▸ Exercise description
The lines from the beginning of the records below through the one holding "quantitive fuzzy\\rough set" are to be copied exactly; leave the pictures out.

▸ Provided records

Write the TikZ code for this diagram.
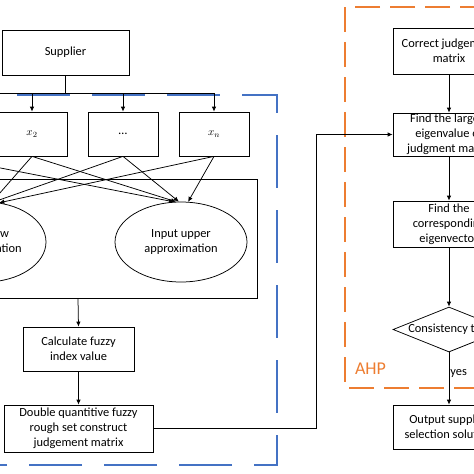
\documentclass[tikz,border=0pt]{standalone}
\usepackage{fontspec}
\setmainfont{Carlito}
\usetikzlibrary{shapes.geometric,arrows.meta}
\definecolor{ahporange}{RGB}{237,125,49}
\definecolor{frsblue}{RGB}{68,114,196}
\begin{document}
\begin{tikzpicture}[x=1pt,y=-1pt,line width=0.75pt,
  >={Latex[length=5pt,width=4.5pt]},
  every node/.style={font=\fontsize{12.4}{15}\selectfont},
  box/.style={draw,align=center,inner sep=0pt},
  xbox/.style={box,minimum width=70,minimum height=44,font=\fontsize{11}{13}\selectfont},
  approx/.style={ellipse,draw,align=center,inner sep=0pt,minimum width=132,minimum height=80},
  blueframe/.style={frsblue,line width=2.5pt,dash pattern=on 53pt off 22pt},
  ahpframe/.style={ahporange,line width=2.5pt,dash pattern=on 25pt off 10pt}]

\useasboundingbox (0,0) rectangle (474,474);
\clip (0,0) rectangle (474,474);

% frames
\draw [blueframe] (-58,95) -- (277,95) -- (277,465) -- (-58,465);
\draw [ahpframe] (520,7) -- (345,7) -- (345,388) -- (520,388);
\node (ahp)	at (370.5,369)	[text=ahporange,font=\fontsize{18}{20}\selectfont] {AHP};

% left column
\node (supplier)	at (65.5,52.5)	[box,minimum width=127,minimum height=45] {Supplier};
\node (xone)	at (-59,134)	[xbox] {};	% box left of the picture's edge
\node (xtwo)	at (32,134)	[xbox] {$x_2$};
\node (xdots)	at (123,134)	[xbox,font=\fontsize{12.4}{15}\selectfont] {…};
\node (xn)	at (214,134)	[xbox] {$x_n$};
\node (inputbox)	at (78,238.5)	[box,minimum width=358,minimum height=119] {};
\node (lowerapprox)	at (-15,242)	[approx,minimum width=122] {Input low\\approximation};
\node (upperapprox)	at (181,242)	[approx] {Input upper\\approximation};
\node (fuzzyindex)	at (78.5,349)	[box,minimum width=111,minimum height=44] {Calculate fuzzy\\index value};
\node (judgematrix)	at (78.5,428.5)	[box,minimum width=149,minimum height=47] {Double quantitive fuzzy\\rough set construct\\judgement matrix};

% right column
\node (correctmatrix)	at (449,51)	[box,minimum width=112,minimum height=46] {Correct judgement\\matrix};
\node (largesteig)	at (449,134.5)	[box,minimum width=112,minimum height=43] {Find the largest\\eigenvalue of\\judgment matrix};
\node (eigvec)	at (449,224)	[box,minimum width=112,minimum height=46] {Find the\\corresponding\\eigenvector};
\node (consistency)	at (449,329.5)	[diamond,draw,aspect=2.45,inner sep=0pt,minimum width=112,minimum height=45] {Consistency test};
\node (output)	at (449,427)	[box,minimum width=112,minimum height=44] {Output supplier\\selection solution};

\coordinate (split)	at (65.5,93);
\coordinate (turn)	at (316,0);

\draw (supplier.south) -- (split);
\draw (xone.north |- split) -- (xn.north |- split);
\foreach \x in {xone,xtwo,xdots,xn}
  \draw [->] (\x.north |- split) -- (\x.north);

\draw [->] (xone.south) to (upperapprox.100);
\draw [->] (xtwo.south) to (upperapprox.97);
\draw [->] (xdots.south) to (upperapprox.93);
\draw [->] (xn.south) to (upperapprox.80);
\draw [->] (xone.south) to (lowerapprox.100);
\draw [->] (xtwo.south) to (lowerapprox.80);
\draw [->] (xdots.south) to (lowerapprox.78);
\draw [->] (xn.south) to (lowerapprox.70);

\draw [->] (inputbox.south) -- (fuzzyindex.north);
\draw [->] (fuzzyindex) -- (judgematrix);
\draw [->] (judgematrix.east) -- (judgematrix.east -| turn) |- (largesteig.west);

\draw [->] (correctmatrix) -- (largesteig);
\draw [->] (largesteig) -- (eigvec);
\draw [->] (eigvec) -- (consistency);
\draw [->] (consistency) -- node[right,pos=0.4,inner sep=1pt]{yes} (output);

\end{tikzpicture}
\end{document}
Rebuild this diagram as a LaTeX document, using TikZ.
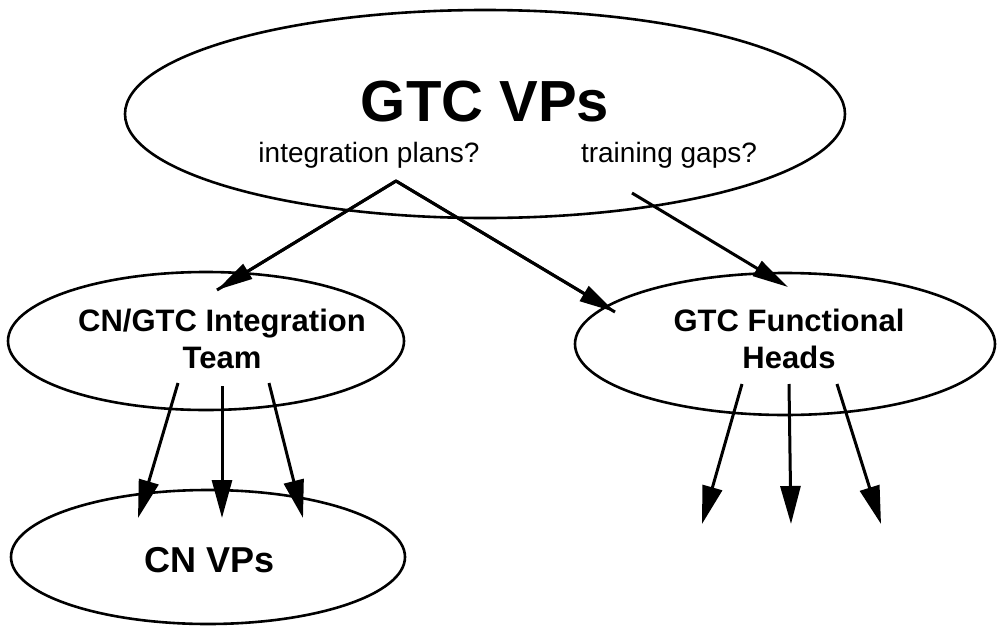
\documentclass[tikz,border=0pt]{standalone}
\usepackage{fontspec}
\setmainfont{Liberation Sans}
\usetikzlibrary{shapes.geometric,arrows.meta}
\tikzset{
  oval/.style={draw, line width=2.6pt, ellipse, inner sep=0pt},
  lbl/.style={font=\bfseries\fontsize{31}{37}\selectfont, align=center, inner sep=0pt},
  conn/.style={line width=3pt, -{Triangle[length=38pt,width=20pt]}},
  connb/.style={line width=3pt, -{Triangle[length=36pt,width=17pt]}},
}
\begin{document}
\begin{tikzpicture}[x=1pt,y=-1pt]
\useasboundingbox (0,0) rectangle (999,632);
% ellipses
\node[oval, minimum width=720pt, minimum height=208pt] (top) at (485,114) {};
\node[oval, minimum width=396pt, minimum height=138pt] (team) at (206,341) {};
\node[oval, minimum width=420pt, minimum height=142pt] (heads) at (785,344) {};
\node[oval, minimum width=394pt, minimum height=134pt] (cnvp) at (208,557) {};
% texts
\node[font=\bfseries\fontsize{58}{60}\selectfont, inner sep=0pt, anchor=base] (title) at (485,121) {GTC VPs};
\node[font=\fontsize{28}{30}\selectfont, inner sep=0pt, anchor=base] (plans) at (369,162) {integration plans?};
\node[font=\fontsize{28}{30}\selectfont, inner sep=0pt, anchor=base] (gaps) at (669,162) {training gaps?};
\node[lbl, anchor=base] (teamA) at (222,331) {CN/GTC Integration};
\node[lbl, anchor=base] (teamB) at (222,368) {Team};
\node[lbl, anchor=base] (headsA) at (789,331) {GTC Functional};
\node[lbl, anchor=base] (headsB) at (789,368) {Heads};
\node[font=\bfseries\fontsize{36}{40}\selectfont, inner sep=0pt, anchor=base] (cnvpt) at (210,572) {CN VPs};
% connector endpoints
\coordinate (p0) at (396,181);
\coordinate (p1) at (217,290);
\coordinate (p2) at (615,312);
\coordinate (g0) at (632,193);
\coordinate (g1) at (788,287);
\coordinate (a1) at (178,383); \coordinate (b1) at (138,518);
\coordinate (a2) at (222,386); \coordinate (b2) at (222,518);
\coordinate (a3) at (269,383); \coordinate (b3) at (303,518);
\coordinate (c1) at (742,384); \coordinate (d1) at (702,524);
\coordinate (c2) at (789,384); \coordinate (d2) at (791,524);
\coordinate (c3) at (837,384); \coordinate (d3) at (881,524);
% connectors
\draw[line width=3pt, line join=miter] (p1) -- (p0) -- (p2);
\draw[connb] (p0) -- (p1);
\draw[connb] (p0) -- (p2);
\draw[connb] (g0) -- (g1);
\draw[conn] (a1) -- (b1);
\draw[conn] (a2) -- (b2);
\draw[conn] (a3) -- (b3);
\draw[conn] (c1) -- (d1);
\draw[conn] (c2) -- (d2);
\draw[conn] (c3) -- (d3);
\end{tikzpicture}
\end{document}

▸ Output for this task
Write the TikZ code for this diagram.
\documentclass[tikz,border=0pt]{standalone}
\usepackage{fontspec}
\setmainfont{Carlito}
\usetikzlibrary{shapes.geometric,arrows.meta}
\definecolor{ahporange}{RGB}{237,125,49}
\definecolor{frsblue}{RGB}{68,114,196}
\begin{document}
\begin{tikzpicture}[x=1pt,y=-1pt,line width=0.75pt,
  >={Latex[length=5pt,width=4.5pt]},
  every node/.style={font=\fontsize{12.4}{15}\selectfont},
  box/.style={draw,align=center,inner sep=0pt},
  xbox/.style={box,minimum width=70,minimum height=44,font=\fontsize{11}{13}\selectfont},
  approx/.style={ellipse,draw,align=center,inner sep=0pt,minimum width=132,minimum height=80},
  blueframe/.style={frsblue,line width=2.5pt,dash pattern=on 53pt off 22pt},
  ahpframe/.style={ahporange,line width=2.5pt,dash pattern=on 25pt off 10pt}]

\useasboundingbox (0,0) rectangle (474,474);
\clip (0,0) rectangle (474,474);

% frames
\draw [blueframe] (-58,95) -- (277,95) -- (277,465) -- (-58,465);
\draw [ahpframe] (520,7) -- (345,7) -- (345,388) -- (520,388);
\node (ahp)	at (370.5,369)	[text=ahporange,font=\fontsize{18}{20}\selectfont] {AHP};

% left column
\node (supplier)	at (65.5,52.5)	[box,minimum width=127,minimum height=45] {Supplier};
\node (xone)	at (-59,134)	[xbox] {};	% box left of the picture's edge
\node (xtwo)	at (32,134)	[xbox] {$x_2$};
\node (xdots)	at (123,134)	[xbox,font=\fontsize{12.4}{15}\selectfont] {…};
\node (xn)	at (214,134)	[xbox] {$x_n$};
\node (inputbox)	at (78,238.5)	[box,minimum width=358,minimum height=119] {};
\node (lowerapprox)	at (-15,242)	[approx,minimum width=122] {Input low\\approximation};
\node (upperapprox)	at (181,242)	[approx] {Input upper\\approximation};
\node (fuzzyindex)	at (78.5,349)	[box,minimum width=111,minimum height=44] {Calculate fuzzy\\index value};
\node (judgematrix)	at (78.5,428.5)	[box,minimum width=149,minimum height=47] {Double quantitive fuzzy\\rough set construct\\judgement matrix};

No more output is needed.